In short, the official position is that the behavior reported by these Africans was not due to discrimination, that they were considered the same as other nationals, and that they encountered immigration officials who were acting corruptly. Therefore, the logical conclusion to draw is that every traveler to Cambodia should be prepared for the possibility of encountering immigration officials acting corruptly and demanding "fees".
In Transparency International's 2020 Corruption Perceptions Index, which ranks 180 countries and territories by their perceived levels of public sector corruption according to experts and businesspeople, Cambodia ranked near the bottom at 160.
Discrimination
Discrimination against Vietnamese in Cambodia (both nationals of Vietnam, and ethnic Vietnamese who have resided for generations in territory under the rule of Cambodia) is widespread and well documented.

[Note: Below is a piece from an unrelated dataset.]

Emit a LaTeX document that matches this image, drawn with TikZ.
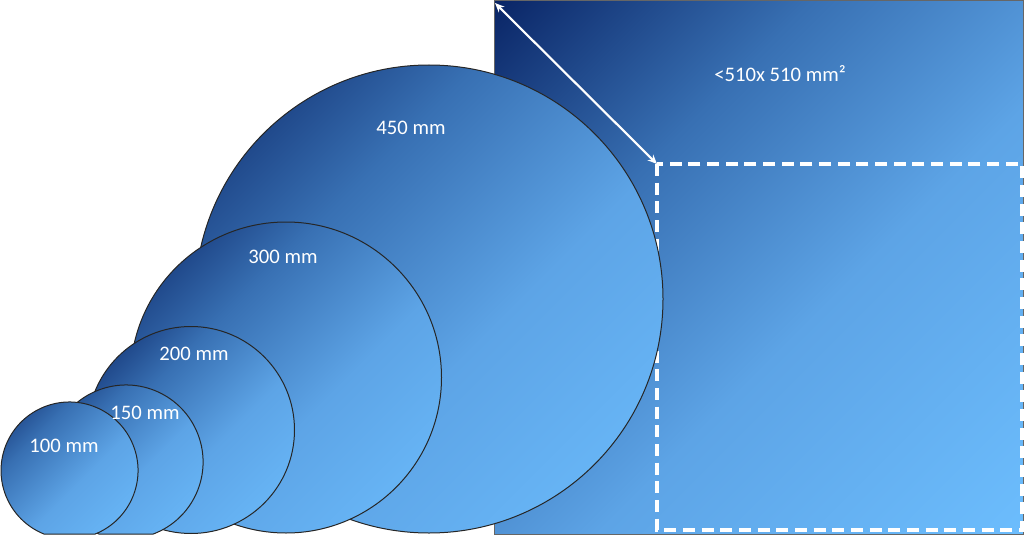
\documentclass[tikz,border=0pt]{standalone}
\usepackage{fontspec}
\setmainfont{Carlito}
\usetikzlibrary{arrows.meta}
\definecolor{gA}{HTML}{0A2566}
\definecolor{gB}{HTML}{3870B3}
\definecolor{gC}{HTML}{5DA4E6}
\definecolor{gD}{HTML}{6CBDFD}
\pgfdeclareverticalshading{bluegrad}{100bp}{color(0bp)=(gD); color(14.6bp)=(gD); color(42.9bp)=(gC); color(64.2bp)=(gB); color(85.4bp)=(gA); color(100bp)=(gA)}
\tikzset{
  wafer/.style={draw=black!85, line width=0.75pt, shading=bluegrad, shading angle=45},
  panel/.style={draw=black!60, line width=0.75pt, shading=bluegrad, shading angle=45},
  lbl/.style={text=white, font=\fontsize{15.5}{18}\selectfont, inner sep=0pt},
  dim/.style={draw=white, line width=1.6pt, {Stealth[length=7pt,width=6pt]}-{Stealth[length=7pt,width=6pt]}},
  dashbox/.style={draw=white, line width=2.5pt, dash pattern=on 9pt off 5pt}
}
\begin{document}
\begin{tikzpicture}[x=0.75pt,y=0.75pt]
\useasboundingbox (0,0) rectangle (1025,544);
% panel
\coordinate (sqBL) at (494,10);
\coordinate (sqTR) at (1023,543);
\coordinate (sqTL) at (495,541);
\coordinate (dTL) at (657,380);
\coordinate (dBR) at (1022,14);
\shade[panel] (sqBL) rectangle (sqTR);
\draw[dashbox] (dTL) rectangle (dBR);
\draw[dim] (sqTL) -- (dTL);
\node[lbl] (sq) at (780,470) {<510x 510 mm²};
% wafers
\shade[wafer] (429,245) circle [radius=234];
\shade[wafer] (286,166.5) circle [radius=155.5];
\shade[wafer] (191,114) circle [radius=103.5];
\shade[wafer] (126+27.3,10) arc[start angle=-69.3, end angle=249.3, radius=77] -- cycle;
\shade[wafer] (69.5+25.7,10) arc[start angle=-68, end angle=248, radius=68.5] -- cycle;
\node[lbl] (w450) at (411,416) {450 mm};
\node[lbl] (w300) at (283,287) {300 mm};
\node[lbl] (w200) at (194,190) {200 mm};
\node[lbl] (w150) at (145,131) {150 mm};
\node[lbl] (w100) at (64,98) {100 mm};
\end{tikzpicture}
\end{document}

One article sums up the situation in its title: "Cambodia's Anti-Vietnam Obsession".

Under the Khmer Rouge, ethnic Vietnamese suffered mass deportation to Vietnam - and not allowed to take birth and citizenship documentation with them. After the regime's fall, they were allowed to return but were issued documents that identified them as "immigrant”, “foreign national”, “Vietnamese national”, or “ethnic Vietnamese”. The current authorities still maintain this status: according to one study, contrary to Cambodian law, children born to ethnic Vietnamese in floating village communities are excluded from citizenship, as local enforcement officials believed that ethnic Vietnamese could not apply for birth certificates. Acquisition of Cambodian ID cards is predominantly through informal steep payments to local authorities or individual enforcement officials.
Excluded from citizenship and classified by Cambodian authorities as “Vietnamese national” (despite having no ties to Vietnam),
the ethnic Vietnamese are then rounded up as "illegal immigrants" whenever the government feels the need for a "tough on illegals"
campaign (the ruling party came to power as a Vietnam-backed government, which is viewed as a political liability given the public's
historical grievances against Vietnam). A
December 2015 Phnom Penh Post article
reported:
A year-long crackdown on illegal immigration equated to a threefold increase in deportations in the first 11 months of 2015,
with 4,312 foreigners sent home versus just 1,307 in the same period last year, according to a Department of Immigration report
obtained yesterday.
The proportion of Vietnamese deportees is over 90 per cent this year, an increase from 2014, when 81 per cent of all deportees
were Vietnamese...
...[immigration department chief, Uk Hai Sela] said that some deportees come back illegally, requiring police to arrest and
deport them again.
“They did not commit a serious crime in our country, but they did not have valid documents such as passports, visas and work
permits,” said Hai Sela.
In April 2017,
the government announced:
...plans to retroactively strip citizenship from children of immigrants whom they say were mistakenly awarded Cambodian
nationality as long as 30 years ago...
...According to the ministry’s own report, the policy would mostly affect Vietnamese immigrants living in Cambodia.